Pictures stay out of the copy. Repeat exactly the lines from the first entry below through the line that contains "from matplotlib.patches import Rectangle", and nothing beyond.

* Begin *

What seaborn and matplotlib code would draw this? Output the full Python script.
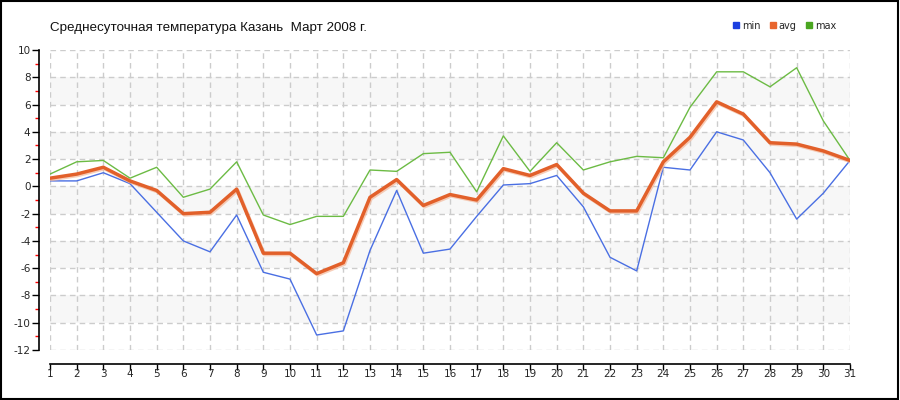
import numpy as np
import pandas as pd
import seaborn as sns
import matplotlib.pyplot as plt
import matplotlib.patheffects as pe
from matplotlib.lines import Line2D
from matplotlib.patches import Rectangle

title = "Среднесуточная температура Казань  Март 2008 г."
days = list(range(1, 32))
t_min = [0.4, 0.4, 1.0, 0.2, -1.9, -4.0, -4.8, -2.1, -6.3, -6.8, -10.9, -10.6, -4.7, -0.3, -4.9, -4.6,
         -2.2, 0.1, 0.2, 0.8, -1.5, -5.2, -6.2, 1.4, 1.2, 4.0, 3.4, 1.0, -2.4, -0.5, 1.9]
t_avg = [0.6, 0.9, 1.4, 0.4, -0.3, -2.0, -1.9, -0.2, -4.9, -4.9, -6.4, -5.6, -0.8, 0.5, -1.4, -0.6,
         -1.0, 1.3, 0.8, 1.6, -0.5, -1.8, -1.8, 1.8, 3.6, 6.2, 5.3, 3.2, 3.1, 2.6, 1.9]
t_max = [0.9, 1.8, 1.9, 0.6, 1.4, -0.8, -0.2, 1.8, -2.1, -2.8, -2.2, -2.2, 1.2, 1.1, 2.4, 2.5,
         -0.4, 3.7, 1.1, 3.2, 1.2, 1.8, 2.2, 2.1, 5.8, 8.4, 8.4, 7.3, 8.7, 4.8, 1.9]
series_names = ["min", "avg", "max"]
line_colors = {"min": "#4a6fe3", "avg": "#e2602a", "max": "#6cbb44"}
legend_colors = {"min": "#1c3fe0", "avg": "#e8662e", "max": "#4aa620"}

sns.set_style("white")
plt.rcParams['font.family'] = ['DejaVu Sans']
plt.rcParams['axes.unicode_minus'] = False

df = pd.DataFrame({"day": days * 3,
                   "temp": t_min + t_avg + t_max,
                   "series": [s for s in series_names for _ in days]})

fig = plt.figure(figsize=(9, 4), dpi=100)
ax = fig.add_axes([50 / 900, 50 / 400, 800 / 900, 300 / 400])

# alternating bands
for lo in [-10, -6, -2, 2, 6]:
    ax.axhspan(lo, lo + 2, color="#f7f7f7", zorder=0, lw=0)

sns.lineplot(data=df[df.series == "min"], x="day", y="temp", color=line_colors["min"], lw=1, ax=ax, zorder=3)
sns.lineplot(data=df[df.series == "max"], x="day", y="temp", color=line_colors["max"], lw=1, ax=ax, zorder=3)
sns.lineplot(data=df[df.series == "avg"], x="day", y="temp", color=line_colors["avg"], lw=2.5, ax=ax, zorder=4,
             path_effects=[pe.SimpleLineShadow(offset=(0.8, -1), shadow_color="#f4b89a", alpha=0.7), pe.Normal()])

ax.set_xlim(1, 31)
ax.set_ylim(-12, 10)
ax.set_xlabel("")
ax.set_ylabel("")
ax.set_xticks(days)
ax.set_yticks(range(-12, 11, 2))
ax.set_yticks(range(-11, 10, 2), minor=True)
ax.grid(True, which="major", color="#cccccc", ls=(0, (4, 3)), lw=1, zorder=1)
ax.set_axisbelow(True)

for s in ["top", "right"]:
    ax.spines[s].set_visible(False)
ax.spines["left"].set_position(("outward", 8))
ax.spines["bottom"].set_position(("outward", 10))
ax.spines["left"].set_color("black")
ax.spines["bottom"].set_color("black")
ax.spines["left"].set_linewidth(1.2)
ax.spines["bottom"].set_linewidth(1.2)

ax.tick_params(axis="y", which="major", length=5, width=1, color="black", labelsize=7.5, pad=1, left=True)
ax.tick_params(axis="y", which="minor", length=3, width=1, color="red", left=True)
ax.tick_params(axis="x", which="major", length=4, width=1, color="black", labelsize=7.5, pad=0, bottom=True)

fig.text(50 / 900, 1 - 28 / 400, title, fontsize=9.6, va="center", ha="left", color="#111111",
         family=["Liberation Sans", "DejaVu Sans"])

handles = [Line2D([], [], ls="", marker="s", markersize=5, color=legend_colors[n]) for n in series_names]
fig.legend(handles, series_names, loc="upper right", bbox_to_anchor=(845 / 900, 1 - 12 / 400), ncol=3,
           frameon=False, fontsize=7, handletextpad=0.1, columnspacing=0.8, handlelength=1)

fig.patches.append(Rectangle((0.001, 0.002), 0.997, 0.996, transform=fig.transFigure, fill=False,
                             edgecolor="black", lw=1.5))

fig.savefig("out.png", dpi=100)
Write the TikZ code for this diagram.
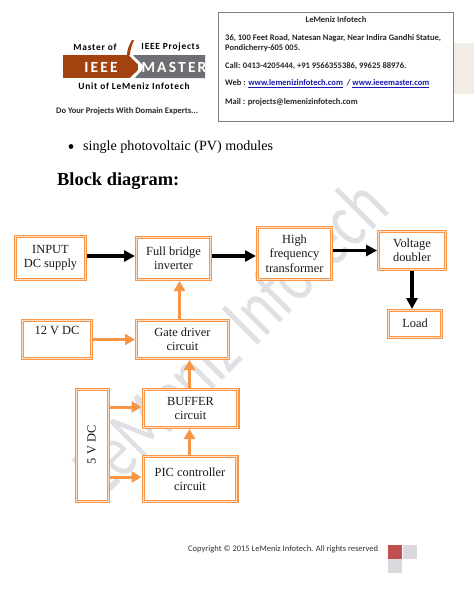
\documentclass[tikz,border=0pt]{standalone}
\usepackage{fontspec}
\setmainfont{Liberation Serif}
\newfontfamily\calib{Carlito}
\usetikzlibrary{arrows.meta}
\definecolor{boxor}{HTML}{F79646}
\definecolor{rust}{HTML}{A2430F}
\definecolor{logogray}{HTML}{6E6F72}
\definecolor{wm}{HTML}{E0E0E4}
\definecolor{beige}{HTML}{F1ECE6}
\definecolor{linkblue}{HTML}{1A1AB0}
\definecolor{cred}{HTML}{C0504D}
\definecolor{cgray}{HTML}{D9D9DE}
\tikzset{
  blockbox/.style={draw=boxor,line width=1.3pt,double=boxor!30,double distance=0.8pt,fill=white,outer sep=1.7pt,inner sep=0pt,align=center,font=\fontsize{12.4}{14.3}\selectfont,text=black!90},
  blk/.style={draw=black,line width=3.2pt,-{Triangle[length=11pt,width=11pt]}},
  ora/.style={draw=boxor,line width=3pt,-{Triangle[length=10pt,width=11pt]}},
  hdr/.style={font=\calib\bfseries\fontsize{8.5}{9}\selectfont,anchor=west,inner sep=0pt,text=black!85},
  logot/.style={font=\calib\bfseries\fontsize{9.4}{10}\selectfont,inner sep=0pt,text=black},
  logow/.style={font=\calib\bfseries\fontsize{15.5}{16}\selectfont,inner sep=0pt,text=white}
}
\newcommand{\ul}[1]{\underline{\smash{#1}}}
\begin{document}
\begin{tikzpicture}[x=1pt,y=-1pt]
\useasboundingbox (0,0) rectangle (474,613);
\fill[white] (0,0) rectangle (474,613);
% watermark and margin tint
\fill[beige] (453,43) rectangle (474,94);
\node[rotate=45,anchor=base,text=wm,font=\calib\fontsize{78}{80}\selectfont,inner sep=0pt] (water) at (248,355) {\scalebox{0.745}[1]{LeMeniz Infotech}};
% header box
\node[draw=black!50,line width=0.7pt,fill=white,minimum width=235pt,minimum height=109pt,inner sep=0pt,outer sep=0pt] (hbox) at (336,66.5) {};
\node[hdr,anchor=center] (h0) at (336,20) {LeMeniz Infotech};
\node[hdr] (h1) at (225,38) {36, 100 Feet Road, Natesan Nagar, Near Indira Gandhi Statue,};
\node[hdr] (h2) at (225,48) {Pondicherry-605 005.};
\node[hdr] (h3) at (225,66) {Call: 0413-4205444, +91 9566355386, 99625 88976.};
\node[hdr] (h4) at (225,84) {Web : \textcolor{linkblue}{\ul{www.lemenizinfotech.com}}\ \ / \textcolor{linkblue}{\ul{www.ieeemaster.com}}};
\node[hdr] (h5) at (225,102) {Mail : projects@lemenizinfotech.com};
% logo
\fill[rust] (63,55) rectangle (138,78);
\fill[logogray] (133,55) .. controls (136,60) and (143,63) .. (143,67) .. controls (143,71) and (137,74) .. (135,78) -- (205,78) -- (205,55) -- cycle;
\fill[white] (129,55) .. controls (132,60) and (139,63) .. (139,67) .. controls (139,71) and (133,74) .. (130,78) -- (135,78) .. controls (137,74) and (143,71) .. (143,67) .. controls (143,63) and (136,60) .. (133,55) -- cycle;
\fill[rust] (132,40) .. controls (129,45) and (127,50) .. (127,55) -- (130,55) .. controls (130,50) and (132,45) .. (134,40) -- cycle;
\node[logot] (lm) at (95,47) {\addfontfeatures{LetterSpace=8}Master of};
\node[logot] (lp) at (170.5,47) {\addfontfeatures{LetterSpace=8}IEEE Projects};
\node[logow] (li) at (101,67) {\addfontfeatures{LetterSpace=14}IEEE};
\node[logow] (ls) at (174,67) {\addfontfeatures{LetterSpace=14}MASTER};
\node[logot] (lu) at (134,86) {\addfontfeatures{LetterSpace=8}Unit of LeMeniz Infotech};
\node[hdr] (tag) at (56,111) {Do Your Projects With Domain Experts...};
% body text
\node[font=\fontsize{14.1}{16}\selectfont,inner sep=0pt,anchor=west] (bul) at (83,147) {single photovoltaic (PV) modules};
\fill[black] (71,146.5) circle (2.4pt);
\node[font=\bfseries\fontsize{18.4}{20}\selectfont,inner sep=0pt,anchor=west] (head) at (57,181) {Block diagram:};
% blocks
\node[blockbox,minimum width=69.6pt,minimum height=42.6pt] (input) at (50.5,258) {INPUT\\DC supply};
\node[blockbox,minimum width=73.6pt,minimum height=41.6pt] (full) at (173.5,258.5) {Full bridge\\inverter};
\node[blockbox,minimum width=73.6pt,minimum height=51.6pt] (hf) at (294.5,253.5) {High\\frequency\\transformer};
\node[blockbox,minimum width=66.6pt,minimum height=37.6pt] (volt) at (412,250.5) {Voltage\\doubler};
\node[blockbox,minimum width=52.6pt,minimum height=26.6pt] (load) at (415,324) {\raisebox{2pt}{Load}};
\node[blockbox,minimum width=68.6pt,minimum height=37.6pt] (dc12) at (57,339.5) {12 V DC\\\strut};
\node[blockbox,minimum width=91.6pt,minimum height=37.6pt] (gate) at (182.5,339.5) {Gate driver\\circuit};
\node[blockbox,minimum width=31.6pt,minimum height=111.6pt] (dc5) at (92.5,445.5) {};
\node[rotate=90,inner sep=0pt,font=\fontsize{12.4}{14.3}\selectfont,text=black!90] (dc5t) at (91.5,445) {5 V DC};
\node[blockbox,minimum width=94.6pt,minimum height=37.6pt] (buf) at (190.5,408.5) {BUFFER\\circuit};
\node[blockbox,minimum width=93.6pt,minimum height=44.6pt] (pic) at (190,479) {PIC controller\\circuit};
% connectors
\draw[blk] (input.east |- 0,256) -- (full.west |- 0,256);
\draw[blk] (full.east |- 0,256) -- (hf.west |- 0,256);
\draw[blk] (hf.east |- volt.west) -- (volt.west);
\draw[blk] (volt.south -| 412,0) -- (load.north -| 412,0);
\draw[ora] (dc12.east) -- (gate.west);
\draw[ora] (gate.north -| 179.5,0) -- (full.south -| 179.5,0);
\draw[ora] (buf.north -| 189.5,0) -- (gate.south -| 189.5,0);
\draw[ora] (pic.north -| 189.5,0) -- (buf.south -| 189.5,0);
\draw[ora] (dc5.east |- 0,407) -- (buf.west |- 0,407);
\draw[ora] (dc5.east |- 0,477) -- (pic.west |- 0,477);
% footer
\node[font=\calib\fontsize{8.5}{9}\selectfont,inner sep=0pt,anchor=west,text=black!80] (copy) at (188,549.5) {Copyright © 2015 LeMeniz Infotech. All rights reserved};
\fill[cred] (388,545) rectangle (402,559);
\fill[cgray] (403,545) rectangle (417,559);
\fill[cgray] (388,559) rectangle (402,573);
\end{tikzpicture}
\end{document}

* End *

Output of the exercise »
What seaborn and matplotlib code would draw this? Output the full Python script.
import numpy as np
import pandas as pd
import seaborn as sns
import matplotlib.pyplot as plt
import matplotlib.patheffects as pe
from matplotlib.lines import Line2D
from matplotlib.patches import Rectangle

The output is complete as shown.